Which is the best approach to join two database tables in SPLUNK?

Path Finder

Hi,
I have 6 database tables and I have to create dashboards depending on these tables. I have to use joins to get the data in the desired way. So I wanted to know what should I use: the SQL joins or SPL joins?

Few are some of the join conditions
Join of Table A and B
Join of Table A and C
Join of Tables A,B and C

I was thinking of retrieving the data of each table using dbxquery in the base search and then joining the tables using SPL joins. I don't know which one is better. Any help would be appreciated.

Thanks

0 Karma
Highlighted

Re: Which is the best approach to join two database tables in SPLUNK?

SplunkTrust
SplunkTrust

So, first, start by going and reading this post - https://answers.splunk.com/answers/561130/how-to-join-two-tables-where-the-key-is-named-diff.html


Second, no, you don't have to use "joins". Or, more specifically, you do not have to use the version of an SPL join-type-verb that happens to use the join keyword.
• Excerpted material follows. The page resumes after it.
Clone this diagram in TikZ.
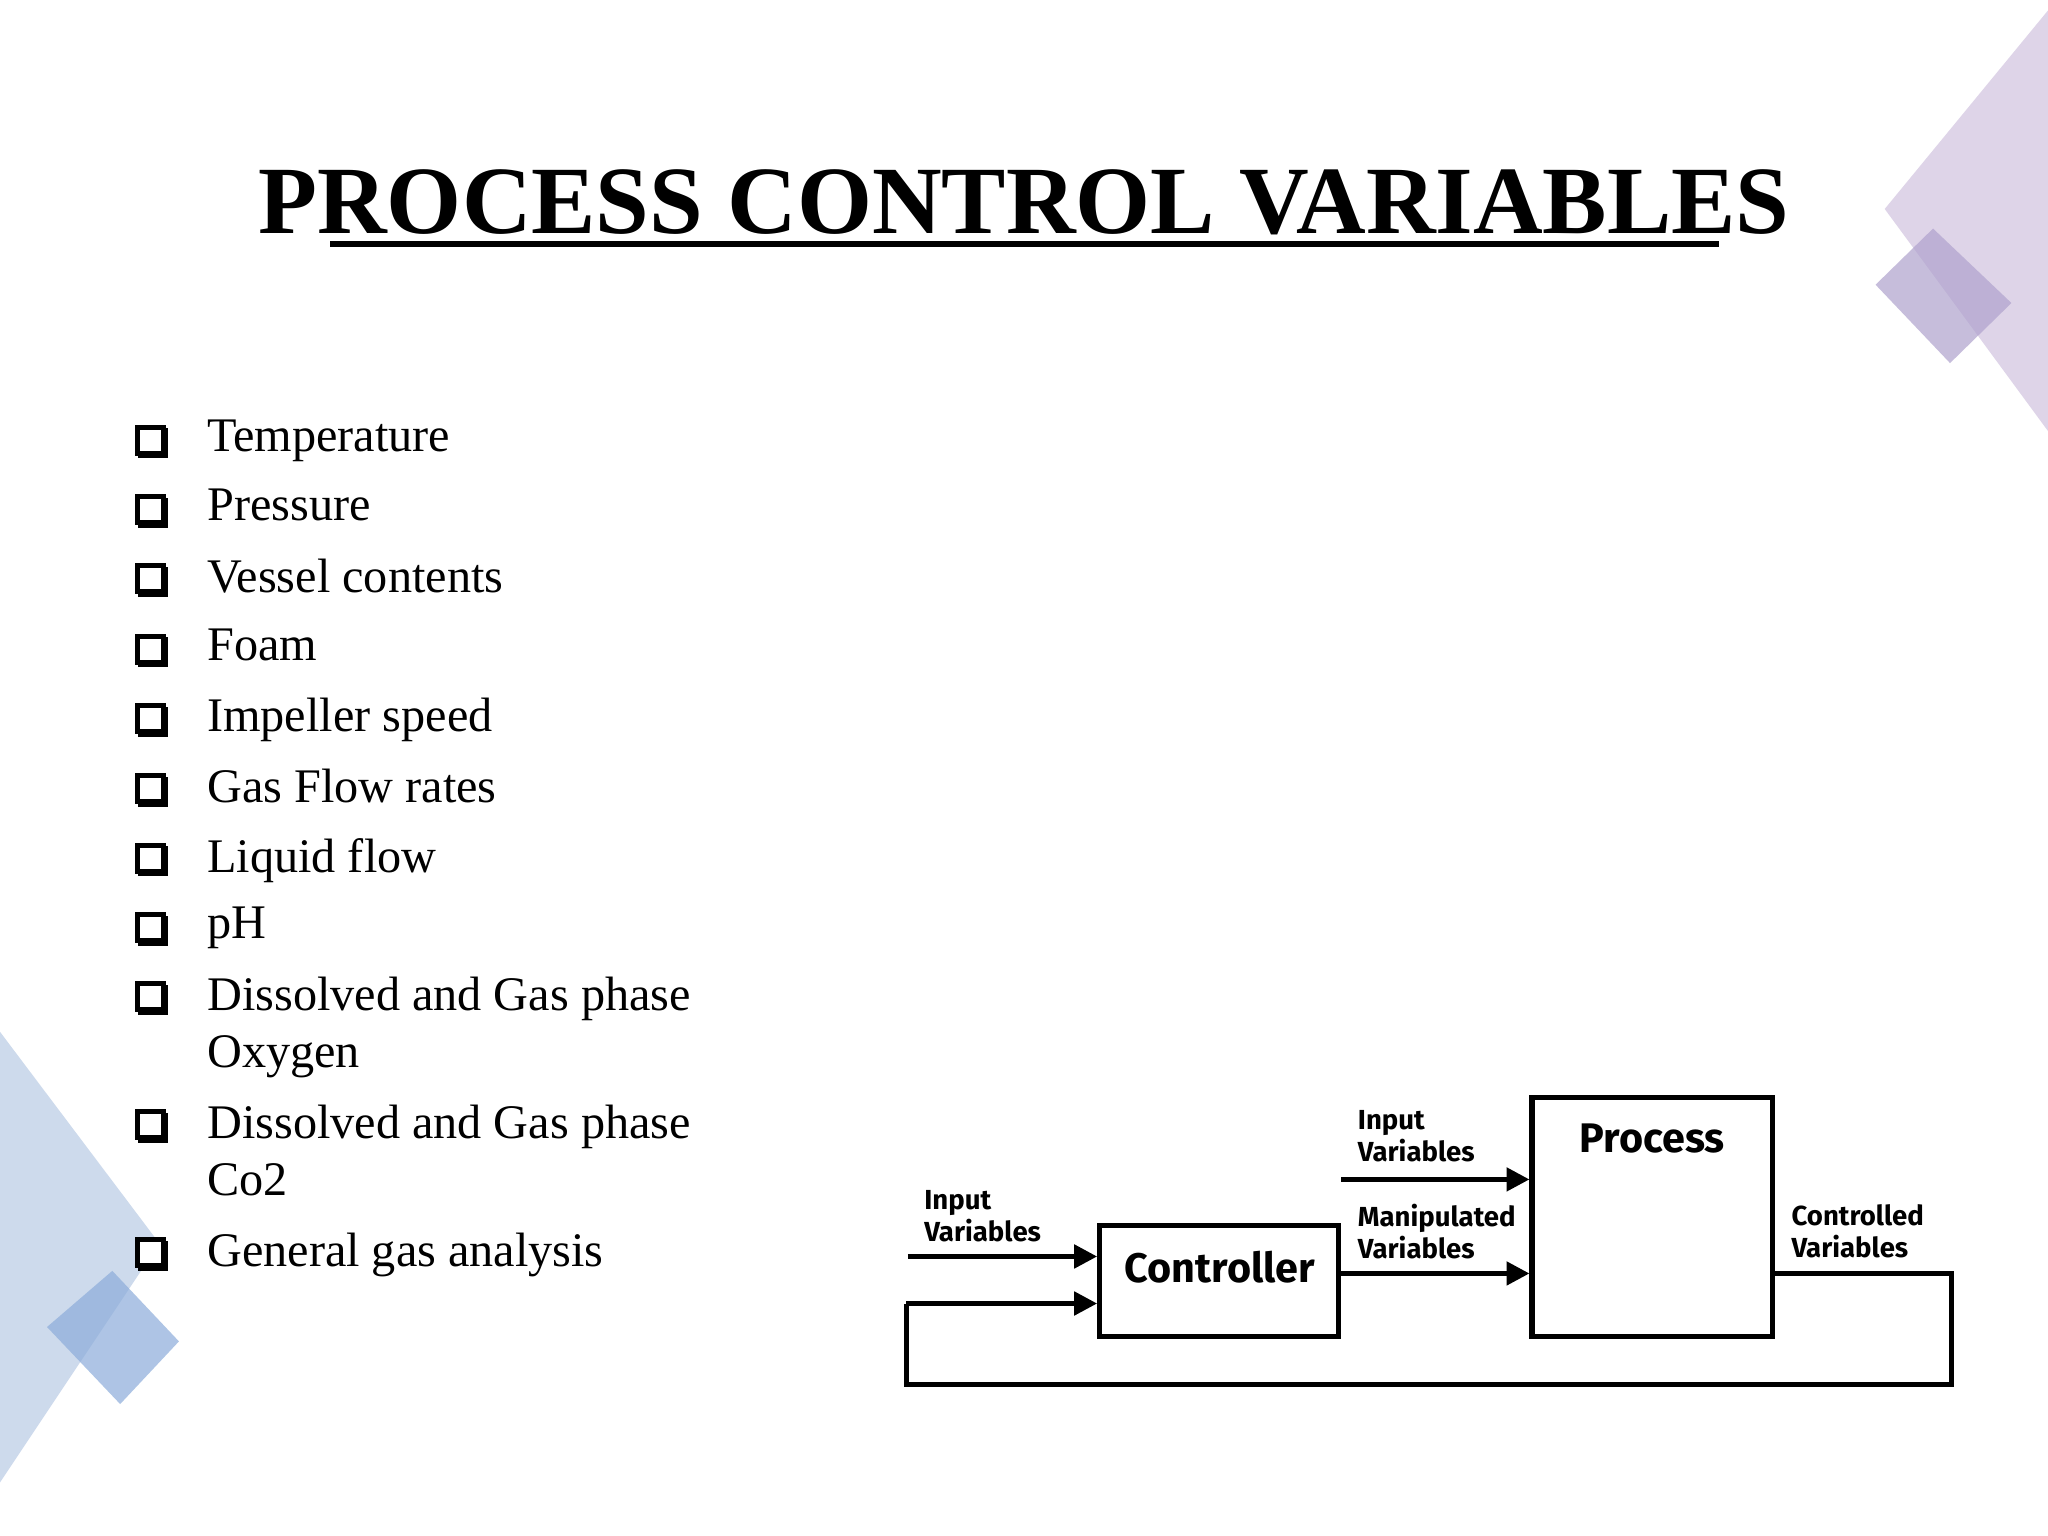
\documentclass[tikz,border=0pt]{standalone}
\usepackage{fontspec}
\setmainfont{Liberation Serif}
\newfontfamily\diagfont{Fira Sans}
\usetikzlibrary{arrows.meta}
\begin{document}
\begin{tikzpicture}[x=0.01cm,y=-0.01cm,
  bul/.style={draw=black,line width=1.1pt,fill=white,minimum size=0.2cm,inner sep=0pt},
  item/.style={anchor=west,font=\fontsize{10.5}{12.5}\selectfont,align=left,inner sep=0pt},
  blk/.style={draw=black,line width=1.1pt,inner sep=0pt},
  lab/.style={font=\diagfont\bfseries\fontsize{6}{7}\selectfont,align=left,anchor=west,inner sep=0pt},
  ar/.style={line width=1.1pt,-{Triangle[length=5pt,width=5pt]}},
  ln/.style={line width=1.1pt}]
\useasboundingbox (0,0) rectangle (1568,1176);
\fill[white] (0,0) rectangle (1568,1176);
% decorations
\fill[color={rgb,255:red,222;green,212;blue,232}] (1443,160) -- (1568,8) -- (1568,330) -- cycle;
\fill[color={rgb,255:red,175;green,162;blue,205},opacity=0.7] (1436,218) -- (1480,175) -- (1540,232) -- (1493,278) -- cycle;
\fill[color={rgb,255:red,205;green,218;blue,236}] (0,790) -- (122,952) -- (0,1135) -- cycle;
\fill[color={rgb,255:red,140;green,172;blue,218},opacity=0.7] (36,1016) -- (86,973) -- (137,1027) -- (92,1075) -- cycle;
% title
\node[font=\bfseries\fontsize{21}{24}\selectfont,inner sep=0pt] (title) at (784,155) {PROCESS CONTROL VARIABLES};
\draw[line width=1.3pt] (253,187) -- (1316,187);
% bullets
\foreach \y/\t [count=\i] in {337/Temperature,390/Pressure,443/Vessel contents,497/Foam,550/Impeller speed,604/Gas Flow rates,657/Liquid flow,710/pH,763/{Dissolved and Gas phase\\Oxygen},861/{Dissolved and Gas phase\\Co2},959/General gas analysis}{
  \fill[black] (106,\y-9) rectangle (129,\y+14);
  \node[bul] (b\i) at (115,\y) {};
  \node[item,anchor=north west] (t\i) at (158,\y-16) {\t};
}
% diagram
\node[blk,minimum width=1.83cm,minimum height=0.85cm] (ctrl) at (933.5,980.5) {};
\node[font=\diagfont\bfseries\fontsize{9}{10}\selectfont] (ctrlt) at (934,970) {Controller};
\node[blk,minimum width=1.84cm,minimum height=1.83cm] (proc) at (1265,931.5) {};
\node[font=\diagfont\bfseries\fontsize{9}{10}\selectfont] (proct) at (1265,872) {Process};
\coordinate (in1) at (695,962);
\coordinate (fb0) at (1494,975);
\coordinate (fb1) at (1494,1060);
\coordinate (fb2) at (694,1060);
\coordinate (fb3) at (694,998);
\draw[ar] (in1) -- (in1 -| ctrl.west);
\draw[ar] (fb3) -- (fb3 -| ctrl.west);
\draw[ln] (fb0 -| proc.east) -- (fb0) -- (fb1) -- (fb2) -- (fb3);
\draw[ar] (1027,903) -- (1027,903 -| proc.west);
\draw[ar] (ctrl.east |- 0,975) -- (proc.west |- 0,975);
\node[lab] (l1) at (707,931) {Input\\Variables};
\node[lab] (l2) at (1039,870) {Input\\Variables};
\node[lab] (l3) at (1039,943) {Manipulated\\Variables};
\node[lab] (l4) at (1371,943) {Controlled\\Variables};
\end{tikzpicture}
\end{document}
There are at least five different ways to approach joins in SPL, and the one that happens to use the join keyword is seldom the best choice of method.

While join is the basic... really the only SQL term for connecting data in a relational database, in SPL there are various interesting ways of using subsearches, and also in descending order of preference stats (including eventstats and streamstats), lookup, join, transaction, map, and a couple of other obscure methods.


Given the above information, how to deal with any particular combination of query requirements is this:

First, any data that can be connected together as part of the SQL query, if it CAN be, SHOULD be. Why bring disconnected data all back to Splunk for analysis and processing when it is already in a relational database with explicitly specified relationships? Especially, if an SQL join is not an equijoin - for instance, if you are using a date//time on a sale in one table to determine the price for that item based on the correct date/time range for that item on price records in another table - then get that complex logic done by the DBMS on the relational side, where the code is a bit more obvious. Splunk can accomplish that, but the code is not nearly as self-evident as the SQL would be.

Second, there are concrete (and annoying) limits on subqueries and joins in SPL, so avoid those when you can. That means the default method is the method referred to as "Splunk soup" - pretty much the search pseudocode in that linked article. Put everything together in a pot and stir until it becomes what you want.

Third, within those, there are a wide range of options, and which one is most efficient or practical is going to depend on the characteristics of your data. For instance if your two tables were in different databases, and Table B was small and sparse, then it might be most efficient to extract Table B into a lookup table and then use the lookup verb.